Sri Lankan conditions should suit Proteas
The euphoria of the test series will have worn off as the Proteas get ready for the one-day series against England. As with all international series, the ODI part of the tour is important, but it is the test series that was priority No 1 on this tour.
The Proteas will of course do everything in their power to beat England in the shorter version of the game. The one-day squad is different from the test squad, so the new players coming in won't be lacking in motivation. Victory in the one-day series will be an added bonus.
The T20 matches at the end of the tour, however, will have added importance, because the ICC World T20 is just around the corner. Other than a couple of practice matches at the start of the event, this will be the last opportunity for the Proteas to hone their T20 skills. The world event starts in Sri Lanka in just under a month's time.
Normally one would say that a T20 match in England is not good preparation for a tournament that takes place on the sub-continent because conditions are so different. I am just finishing off a stint in Sri Lanka coaching in their Premier League and I have been surprised by the conditions.
The two venues where the Premier League is being played feature strongly during the world T20 as well. Matches have been largely played at night with an 8pm start, and conditions in the evening have been very different from a normal sub-continent scenario.
The unexpected variable has been the amount of movement available to the seam bowlers. The ball has swung and seamed consistently under lights. As a consequence, scores have been lower than one would expect during a tournament of this nature. This is good news for the Proteas.
Should conditions remain the same for the World T20, the much-vaunted pace attack South Africa will field during the tournament will come strongly into their own. Expecting spin to dominate, the South African selectors included enough spinners in their squad, but such is the all-round strength of the South African squad that they will be able to select a combination that is competitive irrespective of the circumstances.
Success in the tournament will, as always, depend on many factors, but one of the most important considerations will be selecting the best possible balance for the conditions that will prevail. Assessing conditions successfully and then selecting an appropriate combination to compete under those conditions will be an important task for the captain AB de Villiers and the coach Gary Kirsten. I am sure that they will make it their business to research as much as possible what to expect.

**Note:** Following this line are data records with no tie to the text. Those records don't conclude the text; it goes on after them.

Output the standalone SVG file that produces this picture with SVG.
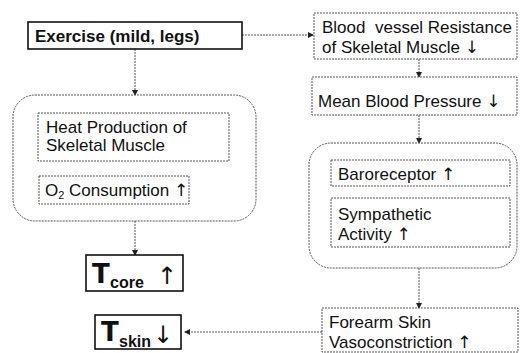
<svg xmlns="http://www.w3.org/2000/svg" width="520" height="353" viewBox="0 0 520 353">
<defs>
<marker id="ah" markerWidth="6" markerHeight="6" refX="5" refY="3" orient="auto" markerUnits="userSpaceOnUse">
<path d="M0,0 L6,3 L0,6 Z" fill="#222"/>
</marker>
</defs>
<style>
text{font-family:"Liberation Sans",Arial,sans-serif;font-size:17px;fill:#111;white-space:pre}
.b{font-weight:bold}
.a{font-family:"DejaVu Sans",sans-serif;font-weight:normal;fill:#111}
.dot{fill:#fff;stroke:#555;stroke-width:1;stroke-dasharray:2 1}
.solid{fill:#fff;stroke:#111;stroke-width:1.6}
.conn{fill:none;stroke:#555;stroke-width:1;stroke-dasharray:2 1;marker-end:url(#ah)}
.big{font-family:"DejaVu Sans",sans-serif;font-size:26px;font-weight:bold}
.sub{font-size:16px;font-weight:bold}
.arr{font-family:"DejaVu Sans",sans-serif;font-size:24px;font-weight:normal;fill:#111}
</style>
<rect width="520" height="353" fill="#fff"/>
<g id="connectors">
<path class="conn" d="M242,35 H313"/>
<path class="conn" d="M135,49 V95"/>
<path class="conn" d="M419,59 V77"/>
<path class="conn" d="M419,115 V143"/>
<path class="conn" d="M135,221 V255"/>
<path class="conn" d="M419,268 V308"/>
<path class="conn" d="M322,332 H185"/>
</g>
<g id="exercise">
<rect class="solid" x="28" y="22" width="214" height="27"/>
<text class="b" x="35" y="42" font-size="17.5">Exercise (mild, legs)</text>
</g>
<g id="blood-vessel">
<rect class="dot" x="314" y="13" width="203" height="46"/>
<text x="322" y="33">Blood  vessel Resistance</text>
<text x="322" y="53">of Skeletal Muscle <tspan class="a">↓</tspan></text>
</g>
<g id="mean-bp">
<rect class="dot" x="312" y="77" width="205" height="38"/>
<text x="318" y="107">Mean Blood Pressure <tspan class="a">↓</tspan></text>
</g>
<g id="left-group">
<rect class="dot" x="13" y="95" width="243" height="126" rx="22"/>
</g>
<g id="heat-production">
<rect class="dot" x="38" y="113" width="191" height="48"/>
<text x="46" y="133">Heat Production of</text>
<text x="46" y="151">Skeletal Muscle</text>
</g>
<g id="o2">
<rect class="dot" x="39" y="176" width="150" height="28"/>
<text x="45" y="196">O<tspan font-size="11" dy="3">2</tspan><tspan dy="-3"> Consumption </tspan><tspan class="a">↑</tspan></text>
</g>
<g id="right-group">
<rect class="dot" x="309" y="143" width="208" height="125" rx="22"/>
</g>
<g id="baroreceptor">
<rect class="dot" x="331" y="160" width="179" height="26"/>
<text x="338" y="180">Baroreceptor <tspan class="a">↑</tspan></text>
</g>
<g id="sympathetic">
<rect class="dot" x="331" y="198" width="179" height="49"/>
<text x="338" y="220">Sympathetic</text>
<text x="338" y="240">Activity <tspan class="a">↑</tspan></text>
</g>
<g id="tcore">
<rect class="solid" x="86" y="255" width="97" height="36"/>
<text class="big" x="92" y="283">T</text>
<text class="sub" x="110" y="288">core</text>
<text class="arr" x="157" y="284">↑</text>
</g>
<g id="tskin">
<rect class="solid" x="95" y="315" width="86" height="34"/>
<text class="big" x="101" y="341">T</text>
<text class="sub" x="119" y="347">skin</text>
<text class="arr" x="153" y="343">↓</text>
</g>
<g id="forearm">
<rect class="dot" x="322" y="308" width="196" height="44"/>
<text x="329" y="328">Forearm Skin</text>
<text x="329" y="348">Vasoconstriction <tspan class="a">↑</tspan></text>
</g>
</svg>
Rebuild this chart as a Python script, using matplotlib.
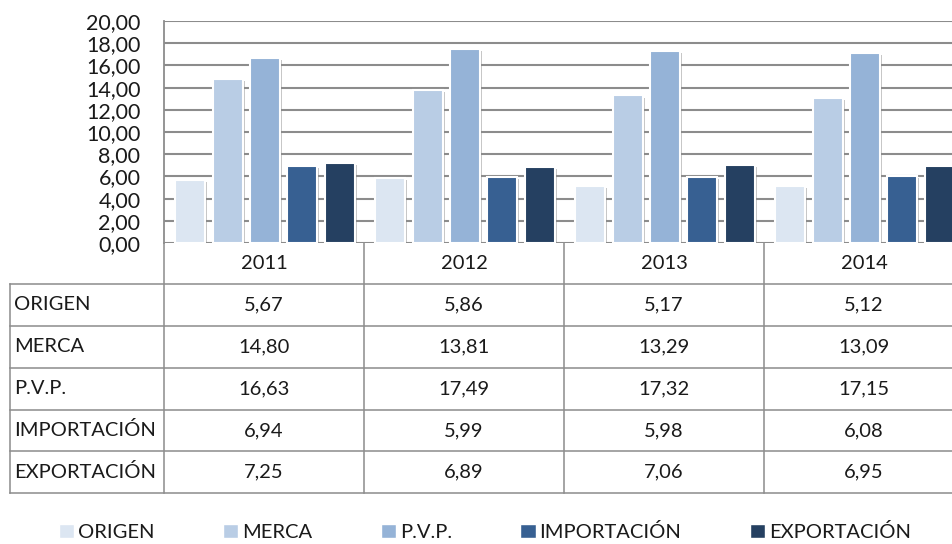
import matplotlib.pyplot as plt
import matplotlib.patheffects as pe
from matplotlib.patches import Patch

years = ['2011', '2012', '2013', '2014']
series = ['ORIGEN', 'MERCA', 'P.V.P.', 'IMPORTACIÓN', 'EXPORTACIÓN']
origen = [5.67, 5.86, 5.17, 5.12]
merca = [14.80, 13.81, 13.29, 13.09]
pvp = [16.63, 17.49, 17.32, 17.15]
importacion = [6.94, 5.99, 5.98, 6.08]
exportacion = [7.25, 6.89, 7.06, 6.95]
values = [origen, merca, pvp, importacion, exportacion]
colors = ['#DCE6F2', '#B9CDE5', '#95B3D7', '#376092', '#254061']

plt.rcParams['font.family'] = ['Lato', 'DejaVu Sans']

W, H = 953, 544
fig = plt.figure(figsize=(W / 100, H / 100), dpi=100)

# plot area in pixel units
left, top, bottom = 164, 21, 243
ax = fig.add_axes([left / W, (H - bottom) / H, (W - left) / W, (bottom - top) / H])
grid_c = '#8c8c8c'

x = range(len(years))
width = 0.15
step = 0.187
shadow = [pe.SimplePatchShadow(offset=(1.5, -1.5), shadow_rgbFace='#808080', alpha=0.45), pe.Normal()]
for i, (name, vals) in enumerate(zip(series, values)):
    pos = [k + (i - 2) * step + 0.005 for k in x]
    bars = ax.bar(pos, vals, width, color=colors[i], edgecolor='white', linewidth=1.5,
                  zorder=3, label=name)
    for b in bars:
        b.set_path_effects(shadow)

ax.set_xlim(-0.5, (W - left) / 200 - 0.5)
ax.set_ylim(0, 20)
ax.set_yticks(range(0, 21, 2))
ax.set_yticklabels([f'{v:.2f}'.replace('.', ',') for v in range(0, 21, 2)], fontsize=15.5)
ax.tick_params(axis='y', length=0, pad=17, labelcolor='#1a1a1a')
ax.set_xticks([])
ax.yaxis.grid(True, color=grid_c, linewidth=1.5, zorder=0)
for s in ['top', 'right', 'bottom']:
    ax.spines[s].set_visible(False)
ax.spines['left'].set_color(grid_c)
ax.spines['left'].set_linewidth(1.3)
ax.set_axisbelow(True)

# data table below the plot
ov = fig.add_axes([0, 0, 1, 1], zorder=-1)
ov.set_xlim(0, W)
ov.set_ylim(H, 0)
ov.axis('off')
row_y = [243, 284, 326, 368, 410, 451, 493]
tl = 10
lw = 1.1
ov.plot([left, left], [243, 493], color=grid_c, lw=lw)
ov.plot([tl, tl], [284, 493], color=grid_c, lw=lw)
for k in range(1, len(years)):
    xx = left + 200 * k
    ov.plot([xx, xx], [243, 493], color=grid_c, lw=lw)
for yy in row_y[1:]:
    ov.plot([tl, W], [yy, yy], color=grid_c, lw=lw)

fs = 14.5
for k, yr in enumerate(years):
    cx = left + 200 * k + 100
    ov.text(cx, (row_y[0] + row_y[1]) / 2, yr, ha='center', va='center', fontsize=fs, color='#1a1a1a')
for r, (name, vals) in enumerate(zip(series, values)):
    cy = (row_y[r + 1] + row_y[r + 2]) / 2
    ov.text(tl + 4, cy, name, ha='left', va='center', fontsize=fs, color='#1a1a1a')
    for k, v in enumerate(vals):
        cx = left + 200 * k + 100
        ov.text(cx, cy, f'{v:.2f}'.replace('.', ','), ha='center', va='center', fontsize=fs, color='#1a1a1a')

handles = [Patch(facecolor=c, edgecolor='white') for c in colors]
fig.legend(handles, series, loc='center', bbox_to_anchor=(485 / W, (H - 532) / H), ncol=5,
           frameon=False, fontsize=fs, handlelength=0.75, handleheight=0.75,
           handletextpad=0.2, columnspacing=3.4, labelcolor='#1a1a1a')

fig.savefig('out.png', dpi=100)
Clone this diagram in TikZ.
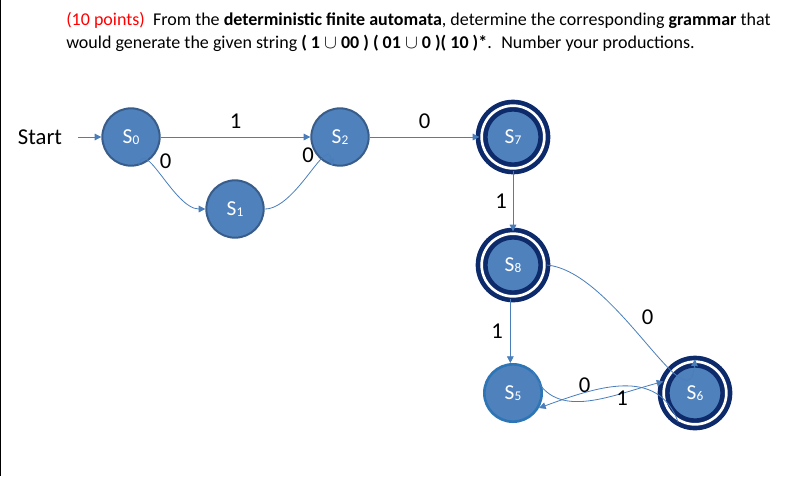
\documentclass[tikz,border=0pt]{standalone}
\usepackage{fontspec}
\setmainfont{Carlito}
\usetikzlibrary{arrows.meta}
\definecolor{nfill}{HTML}{4F81BD}
\definecolor{nborder}{HTML}{385D8A}
\definecolor{navy}{HTML}{0D2A6B}
\definecolor{edge}{HTML}{4A7EBB}
\definecolor{s5b}{HTML}{2E75B6}
\begin{document}
\begin{tikzpicture}[x=0.75pt,y=-0.75pt,
  st/.style={circle,fill=nfill,draw=nborder,line width=1.5pt,inner sep=0pt,text=white,font=\fontsize{16}{16}\selectfont, minimum size=43pt},
  acc/.style={st,double=white,double distance=2pt,draw=navy,line width=3.5pt},
  lbl/.style={font=\fontsize{17}{17}\selectfont},
  ed/.style={draw=edge,line width=0.6pt,-{Triangle[length=5pt,width=5pt]}}]
\useasboundingbox (0,0) rectangle (788,476);
\draw[line width=0.8pt] (0.5,0) -- (0.5,476);
\node[anchor=north west,align=left,font=\fontsize{13.5}{17}\selectfont,inner sep=0pt] (txt) at (66,12)
 {\textcolor{red}{(10 points)}\ \ From the \textbf{deterministic finite automata}, determine the corresponding \textbf{grammar} that\\
 would generate the given string \textbf{( 1 $\cup$ 00 ) ( 01 $\cup$ 0 )( 10 )*}. \ Number your productions.};
\node[st] (s0) at (131,137) {S\raisebox{-1pt}{\normalsize 0}};
\node[st] (s2) at (340,137) {S\raisebox{-1pt}{\normalsize 2}};
\node[st] (s1) at (235,209) {S\raisebox{-1pt}{\normalsize 1}};
\node[acc,minimum size=47pt] (s7) at (513,137) {S\raisebox{-1pt}{\normalsize 7}};
\node[acc,minimum size=47pt] (s8) at (513,265) {S\raisebox{-1pt}{\normalsize 8}};
\node[st,draw=s5b,line width=2pt] (s5) at (513,393) {S\raisebox{-1pt}{\normalsize 5}};
\node[acc,minimum size=47pt] (s6) at (695,393) {S\raisebox{-1pt}{\normalsize 6}};
\node[lbl] (start) at (40,137) {Start};
\coordinate (st0) at (78,137);
\draw[ed] (st0) -- (s0);
\draw[ed] (s0) -- node[lbl,above=3pt]{1} (s2);
\draw[ed] (s0.-75) to[out=80,in=180] node[lbl,pos=0.3,right=4pt]{0} (s1.west);
\draw[ed] (s1.east) to[out=0,in=100] node[lbl,pos=0.5,above=6pt]{0} (s2.-105);
\draw[ed] (s2) -- node[lbl,above=3pt]{0} (s7);
\draw[ed] (s7) -- node[lbl,left=1pt]{1} (s8);
\draw[ed] ([xshift=-2pt]s8.south) -- node[lbl,left=2pt]{1} ([xshift=-2pt]s5.north);
\draw[ed] (s8.east) to[out=-5,in=-95] node[lbl,pos=0.45,above right=1pt]{0} (s6.north);
\draw[ed] (s5.50) to[out=-70,in=-165,looseness=1.1] node[lbl,pos=0.5,above=3pt]{0} (s6.160);
\draw[ed] (s6.240) to[out=110,in=20,looseness=1.1] node[lbl,pos=0.5,below=0pt]{1} (s5.-30);
\end{tikzpicture}
\end{document}
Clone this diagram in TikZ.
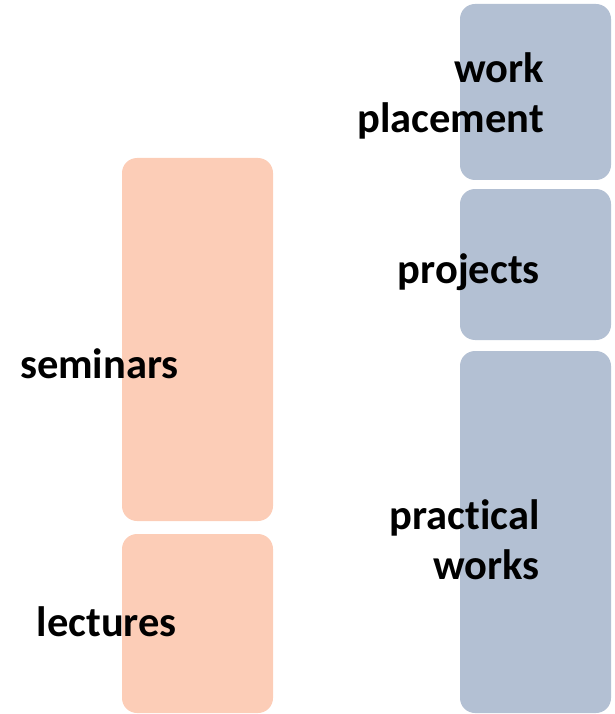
\documentclass[tikz,border=0pt]{standalone}
\usepackage{fontspec}
\setmainfont[Ligatures=NoCommon]{Carlito}
\definecolor{peach}{HTML}{FCCDB7}
\definecolor{steel}{HTML}{B3C0D3}
\begin{document}
\begin{tikzpicture}[x=1pt,y=-1pt,
  box/.style={rounded corners=15pt},
  lbl/.style={inner sep=0pt,font=\fontsize{42.5}{50}\selectfont\bfseries,align=right,anchor=base east}]
\useasboundingbox (0,0) rectangle (614,714);
\fill[peach,box] (122,158) rectangle (273,521);
\fill[peach,box] (122,534) rectangle (273,713);
\fill[steel,box] (460,4) rectangle (611,180);
\fill[steel,box] (460,189) rectangle (611,340);
\fill[steel,box] (460,351) rectangle (611,713);
\node[lbl] (sem) at (179,378) {seminars};
\node[lbl] (lec) at (177,636) {lectures};
\node[lbl] (wp) at (544,133) {work\\placement};
\node[lbl] (proj) at (540,283) {projects};
\node[lbl] (pw) at (540,579) {practical\\works};
\end{tikzpicture}
\end{document}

Qualification for the "Super Eights" should be a formality for the Proteas. They are grouped with the home nation Sri Lanka and Zimbabwe. Two teams out of the group move on to the next phase. Both South Africa and Sri Lanka should go through. It is difficult to imagine Zimbabwe upsetting either team. Once the tournament reaches the knock-out phase anything can happen – such is the nature of the T20 game. It will be at that stage of the tournament where South Africa's mental approach will be tested.
The Proteas have had their share of problems in ICC events at the knockout phase. This is where the strong mental approach that has sometimes existed in test cricket needs to be transported to the shorter version of the game in an all-or-nothing contest.
As always the Proteas have more than enough ability both individually and collectively to win this tournament. There are some other good teams in the event as well and tournaments on the sub-continent tend to deliver surprises, but no one is in a better position than the Proteas. At this early stage the Proteas are certainly one of the favourites.